▼
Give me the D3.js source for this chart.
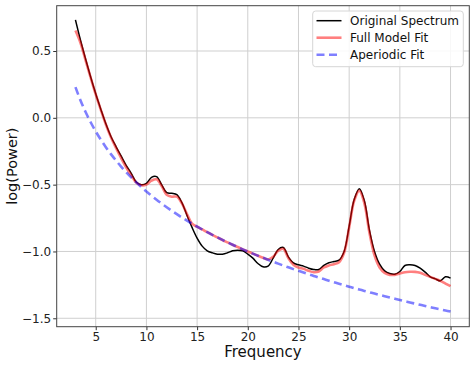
<!DOCTYPE html>
<html>
<head>
<meta charset="utf-8">
<script src="https://cdn.jsdelivr.net/npm/d3@7"></script>
<style>
  html, body { margin: 0; padding: 0; background: #fff; }
  svg { display: block; font-family: "DejaVu Sans", sans-serif; }
</style>
</head>
<body>
<svg id="chart" width="474" height="365"></svg>
<script>
// ---- data ----
const freqs = [3,3.5,4,4.5,5,5.5,6,6.5,7,7.5,8,8.5,9,9.5,10,10.5,11,11.5,12,12.5,13,13.5,14,14.5,15,15.5,16,16.5,17,17.5,18,18.5,19,19.5,20,20.5,21,21.5,22,22.5,23,23.5,24,24.5,25,25.5,26,26.5,27,27.5,28,28.5,29,29.5,30,30.5,31,31.5,32,32.5,33,33.5,34,34.5,35,35.5,36,36.5,37,37.5,38,38.5,39,39.5,40];

const originalSpectrum = [0.733,0.58,0.44,0.305,0.18,0.065,-0.045,-0.14,-0.215,-0.285,-0.355,-0.415,-0.48,-0.5,-0.49,-0.445,-0.44,-0.5,-0.56,-0.565,-0.575,-0.635,-0.73,-0.82,-0.9,-0.96,-0.995,-1.01,-1.02,-1.02,-1.01,-0.995,-0.99,-0.995,-1.02,-1.05,-1.09,-1.115,-1.11,-1.05,-0.985,-0.97,-1.04,-1.085,-1.1,-1.11,-1.125,-1.135,-1.135,-1.105,-1.085,-1.075,-1.065,-1.0,-0.81,-0.61,-0.53,-0.62,-0.84,-1.0,-1.095,-1.145,-1.165,-1.17,-1.15,-1.105,-1.1,-1.105,-1.125,-1.155,-1.19,-1.205,-1.22,-1.19,-1.2];

const fullModelFit = [0.653,0.56,0.43,0.3,0.175,0.06,-0.05,-0.145,-0.225,-0.3,-0.37,-0.43,-0.485,-0.505,-0.5,-0.47,-0.46,-0.51,-0.575,-0.59,-0.59,-0.64,-0.72,-0.792,-0.815,-0.835,-0.856,-0.876,-0.895,-0.914,-0.932,-0.95,-0.967,-0.984,-1.0,-1.016,-1.032,-1.047,-1.06,-1.04,-0.995,-0.98,-1.05,-1.1,-1.12,-1.13,-1.145,-1.155,-1.15,-1.12,-1.105,-1.095,-1.08,-1.01,-0.82,-0.62,-0.545,-0.64,-0.86,-1.03,-1.12,-1.16,-1.175,-1.175,-1.165,-1.155,-1.152,-1.153,-1.16,-1.175,-1.19,-1.205,-1.22,-1.24,-1.26];

const aperiodicFit = [0.2296,0.1297,0.0431,-0.0332,-0.1016,-0.1634,-0.2198,-0.2717,-0.3197,-0.3645,-0.4063,-0.4456,-0.4826,-0.5177,-0.551,-0.5827,-0.6128,-0.6416,-0.6692,-0.6957,-0.7211,-0.7455,-0.7691,-0.792,-0.8139,-0.8351,-0.8557,-0.8757,-0.895,-0.9138,-0.9322,-0.9499,-0.9672,-0.984,-1.0004,-1.0165,-1.032,-1.0473,-1.0622,-1.0768,-1.091,-1.1051,-1.1186,-1.1321,-1.1451,-1.1579,-1.1706,-1.1828,-1.1951,-1.2069,-1.2187,-1.23,-1.2414,-1.2524,-1.2633,-1.2741,-1.2846,-1.295,-1.3051,-1.3153,-1.3251,-1.3348,-1.3445,-1.3539,-1.3633,-1.3724,-1.3816,-1.3905,-1.3993,-1.408,-1.4166,-1.4252,-1.4335,-1.4417,-1.4499];

const xTicks = [5,10,15,20,25,30,35,40];
const yTicks = [-1.5,-1.0,-0.5,0.0,0.5];
const seriesNames = ["Original Spectrum","Full Model Fit","Aperiodic Fit"];

// ---- layout ----
const svg = d3.select("#chart");
const L = 56.7, R = 469.3, T = 5.7, B = 326.7;

const x = d3.scaleLinear().domain([1.15, 41.85]).range([L, R]);
const y = d3.scaleLinear().domain([-1.563, 0.839]).range([B, T]);

const fmt = v => d3.format(".1f")(v).replace("-", "\u2212");

// grid
const grid = svg.append("g");
grid.selectAll("line.gx").data(xTicks).join("line")
  .attr("x1", d => x(d)).attr("x2", d => x(d))
  .attr("y1", T).attr("y2", B)
  .attr("stroke", "#cfcfcf").attr("stroke-width", 1);
grid.selectAll("line.gy").data(yTicks).join("line")
  .attr("x1", L).attr("x2", R)
  .attr("y1", d => y(d)).attr("y2", d => y(d))
  .attr("stroke", "#cfcfcf").attr("stroke-width", 1);

// lines
const mk = arr => d3.line()
  .x((d, i) => x(freqs[i]))
  .y(d => y(d))
  .curve(d3.curveCatmullRom.alpha(0.5))(arr);

const plot = svg.append("g");
plot.append("path").attr("d", mk(originalSpectrum))
  .attr("fill", "none").attr("stroke", "#000").attr("stroke-width", 1.5);
plot.append("path").attr("d", mk(fullModelFit))
  .attr("fill", "none").attr("stroke", "red").attr("stroke-opacity", 0.5).attr("stroke-width", 2.6);
plot.append("path").attr("d", mk(aperiodicFit))
  .attr("fill", "none").attr("stroke", "blue").attr("stroke-opacity", 0.5).attr("stroke-width", 2.6)
  .attr("stroke-dasharray", "8,4.5");

// axes
const xAxis = d3.axisBottom(x).tickValues(xTicks).tickSize(3.5).tickPadding(2).tickFormat(d3.format("d"));
const yAxis = d3.axisLeft(y).tickValues(yTicks).tickSize(3.5).tickPadding(2).tickFormat(fmt);

const gx = svg.append("g").attr("transform", `translate(0,${B})`).call(xAxis);
const gy = svg.append("g").attr("transform", `translate(${L},0)`).call(yAxis);
[gx, gy].forEach(g => {
  g.select(".domain").remove();
  g.selectAll(".tick line").attr("stroke", "#333");
  g.selectAll(".tick text").attr("fill", "#222").style("font-size", "12px").style("font-family", "DejaVu Sans");
});

// frame
svg.append("rect").attr("x", L).attr("y", T).attr("width", R - L).attr("height", B - T)
  .attr("fill", "none").attr("stroke", "#444").attr("stroke-width", 1);

// axis labels
svg.append("text").attr("x", (L + R) / 2).attr("y", 356.5)
  .attr("text-anchor", "middle").style("font-size", "15px").attr("fill", "#111")
  .text("Frequency");
svg.append("text").attr("transform", `translate(16.5,${(T + B) / 2}) rotate(-90)`)
  .attr("text-anchor", "middle").style("font-size", "14.5px").attr("fill", "#111")
  .text("log(Power)");

// legend
const lg = svg.append("g");
lg.append("rect").attr("x", 312.7).attr("y", 11).attr("width", 150.6).attr("height", 55.7)
  .attr("rx", 3).attr("fill", "#fff").attr("fill-opacity", 0.85)
  .attr("stroke", "#d6d6d6").attr("stroke-width", 1);
const styles = [
  {stroke: "#000", op: 1, w: 1.5, dash: null},
  {stroke: "red", op: 0.5, w: 2.6, dash: null},
  {stroke: "blue", op: 0.5, w: 2.6, dash: "8,4.5"}
];
seriesNames.forEach((name, i) => {
  const yy = 20.7 + i * 17;
  const s = styles[i];
  lg.append("line").attr("x1", 316.5).attr("x2", 341.5).attr("y1", yy).attr("y2", yy)
    .attr("stroke", s.stroke).attr("stroke-opacity", s.op).attr("stroke-width", s.w)
    .attr("stroke-dasharray", s.dash);
  lg.append("text").attr("x", 350).attr("y", yy).attr("dy", "0.35em")
    .style("font-size", "12px").attr("fill", "#111").text(name);
});
</script>
</body>
</html>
▲
PROBLEM TO SOLVE
Reproduce every line exactly and omit all pictures.

EXPECTED ANSWER
Give me the D3.js source for this chart.
<!DOCTYPE html>
<html>
<head>
<meta charset="utf-8">
<script src="https://cdn.jsdelivr.net/npm/d3@7"></script>
<style>
  html, body { margin: 0; padding: 0; background: #fff; }
  svg { display: block; font-family: "DejaVu Sans", sans-serif; }
</style>
</head>
<body>
<svg id="chart" width="474" height="365"></svg>
<script>
// ---- data ----
const freqs = [3,3.5,4,4.5,5,5.5,6,6.5,7,7.5,8,8.5,9,9.5,10,10.5,11,11.5,12,12.5,13,13.5,14,14.5,15,15.5,16,16.5,17,17.5,18,18.5,19,19.5,20,20.5,21,21.5,22,22.5,23,23.5,24,24.5,25,25.5,26,26.5,27,27.5,28,28.5,29,29.5,30,30.5,31,31.5,32,32.5,33,33.5,34,34.5,35,35.5,36,36.5,37,37.5,38,38.5,39,39.5,40];

const originalSpectrum = [0.733,0.58,0.44,0.305,0.18,0.065,-0.045,-0.14,-0.215,-0.285,-0.355,-0.415,-0.48,-0.5,-0.49,-0.445,-0.44,-0.5,-0.56,-0.565,-0.575,-0.635,-0.73,-0.82,-0.9,-0.96,-0.995,-1.01,-1.02,-1.02,-1.01,-0.995,-0.99,-0.995,-1.02,-1.05,-1.09,-1.115,-1.11,-1.05,-0.985,-0.97,-1.04,-1.085,-1.1,-1.11,-1.125,-1.135,-1.135,-1.105,-1.085,-1.075,-1.065,-1.0,-0.81,-0.61,-0.53,-0.62,-0.84,-1.0,-1.095,-1.145,-1.165,-1.17,-1.15,-1.105,-1.1,-1.105,-1.125,-1.155,-1.19,-1.205,-1.22,-1.19,-1.2];

const fullModelFit = [0.653,0.56,0.43,0.3,0.175,0.06,-0.05,-0.145,-0.225,-0.3,-0.37,-0.43,-0.485,-0.505,-0.5,-0.47,-0.46,-0.51,-0.575,-0.59,-0.59,-0.64,-0.72,-0.792,-0.815,-0.835,-0.856,-0.876,-0.895,-0.914,-0.932,-0.95,-0.967,-0.984,-1.0,-1.016,-1.032,-1.047,-1.06,-1.04,-0.995,-0.98,-1.05,-1.1,-1.12,-1.13,-1.145,-1.155,-1.15,-1.12,-1.105,-1.095,-1.08,-1.01,-0.82,-0.62,-0.545,-0.64,-0.86,-1.03,-1.12,-1.16,-1.175,-1.175,-1.165,-1.155,-1.152,-1.153,-1.16,-1.175,-1.19,-1.205,-1.22,-1.24,-1.26];

const aperiodicFit = [0.2296,0.1297,0.0431,-0.0332,-0.1016,-0.1634,-0.2198,-0.2717,-0.3197,-0.3645,-0.4063,-0.4456,-0.4826,-0.5177,-0.551,-0.5827,-0.6128,-0.6416,-0.6692,-0.6957,-0.7211,-0.7455,-0.7691,-0.792,-0.8139,-0.8351,-0.8557,-0.8757,-0.895,-0.9138,-0.9322,-0.9499,-0.9672,-0.984,-1.0004,-1.0165,-1.032,-1.0473,-1.0622,-1.0768,-1.091,-1.1051,-1.1186,-1.1321,-1.1451,-1.1579,-1.1706,-1.1828,-1.1951,-1.2069,-1.2187,-1.23,-1.2414,-1.2524,-1.2633,-1.2741,-1.2846,-1.295,-1.3051,-1.3153,-1.3251,-1.3348,-1.3445,-1.3539,-1.3633,-1.3724,-1.3816,-1.3905,-1.3993,-1.408,-1.4166,-1.4252,-1.4335,-1.4417,-1.4499];

const xTicks = [5,10,15,20,25,30,35,40];
const yTicks = [-1.5,-1.0,-0.5,0.0,0.5];
const seriesNames = ["Original Spectrum","Full Model Fit","Aperiodic Fit"];

// ---- layout ----
const svg = d3.select("#chart");
const L = 56.7, R = 469.3, T = 5.7, B = 326.7;

const x = d3.scaleLinear().domain([1.15, 41.85]).range([L, R]);
const y = d3.scaleLinear().domain([-1.563, 0.839]).range([B, T]);

const fmt = v => d3.format(".1f")(v).replace("-", "\u2212");

// grid
const grid = svg.append("g");
grid.selectAll("line.gx").data(xTicks).join("line")
  .attr("x1", d => x(d)).attr("x2", d => x(d))
  .attr("y1", T).attr("y2", B)
  .attr("stroke", "#cfcfcf").attr("stroke-width", 1);
grid.selectAll("line.gy").data(yTicks).join("line")
  .attr("x1", L).attr("x2", R)
  .attr("y1", d => y(d)).attr("y2", d => y(d))
  .attr("stroke", "#cfcfcf").attr("stroke-width", 1);

// lines
const mk = arr => d3.line()
  .x((d, i) => x(freqs[i]))
  .y(d => y(d))
  .curve(d3.curveCatmullRom.alpha(0.5))(arr);

const plot = svg.append("g");
plot.append("path").attr("d", mk(originalSpectrum))
  .attr("fill", "none").attr("stroke", "#000").attr("stroke-width", 1.5);
plot.append("path").attr("d", mk(fullModelFit))
  .attr("fill", "none").attr("stroke", "red").attr("stroke-opacity", 0.5).attr("stroke-width", 2.6);
plot.append("path").attr("d", mk(aperiodicFit))
  .attr("fill", "none").attr("stroke", "blue").attr("stroke-opacity", 0.5).attr("stroke-width", 2.6)
  .attr("stroke-dasharray", "8,4.5");

// axes
const xAxis = d3.axisBottom(x).tickValues(xTicks).tickSize(3.5).tickPadding(2).tickFormat(d3.format("d"));
const yAxis = d3.axisLeft(y).tickValues(yTicks).tickSize(3.5).tickPadding(2).tickFormat(fmt);

const gx = svg.append("g").attr("transform", `translate(0,${B})`).call(xAxis);
const gy = svg.append("g").attr("transform", `translate(${L},0)`).call(yAxis);
[gx, gy].forEach(g => {
  g.select(".domain").remove();
  g.selectAll(".tick line").attr("stroke", "#333");
  g.selectAll(".tick text").attr("fill", "#222").style("font-size", "12px").style("font-family", "DejaVu Sans");
});

// frame
svg.append("rect").attr("x", L).attr("y", T).attr("width", R - L).attr("height", B - T)
  .attr("fill", "none").attr("stroke", "#444").attr("stroke-width", 1);

// axis labels
svg.append("text").attr("x", (L + R) / 2).attr("y", 356.5)
  .attr("text-anchor", "middle").style("font-size", "15px").attr("fill", "#111")
  .text("Frequency");
svg.append("text").attr("transform", `translate(16.5,${(T + B) / 2}) rotate(-90)`)
  .attr("text-anchor", "middle").style("font-size", "14.5px").attr("fill", "#111")
  .text("log(Power)");

// legend
const lg = svg.append("g");
lg.append("rect").attr("x", 312.7).attr("y", 11).attr("width", 150.6).attr("height", 55.7)
  .attr("rx", 3).attr("fill", "#fff").attr("fill-opacity", 0.85)
  .attr("stroke", "#d6d6d6").attr("stroke-width", 1);
const styles = [
  {stroke: "#000", op: 1, w: 1.5, dash: null},
  {stroke: "red", op: 0.5, w: 2.6, dash: null},
  {stroke: "blue", op: 0.5, w: 2.6, dash: "8,4.5"}
];
seriesNames.forEach((name, i) => {
  const yy = 20.7 + i * 17;
  const s = styles[i];
  lg.append("line").attr("x1", 316.5).attr("x2", 341.5).attr("y1", yy).attr("y2", yy)
    .attr("stroke", s.stroke).attr("stroke-opacity", s.op).attr("stroke-width", s.w)
    .attr("stroke-dasharray", s.dash);
  lg.append("text").attr("x", 350).attr("y", yy).attr("dy", "0.35em")
    .style("font-size", "12px").attr("fill", "#111").text(name);
});
</script>
</body>
</html>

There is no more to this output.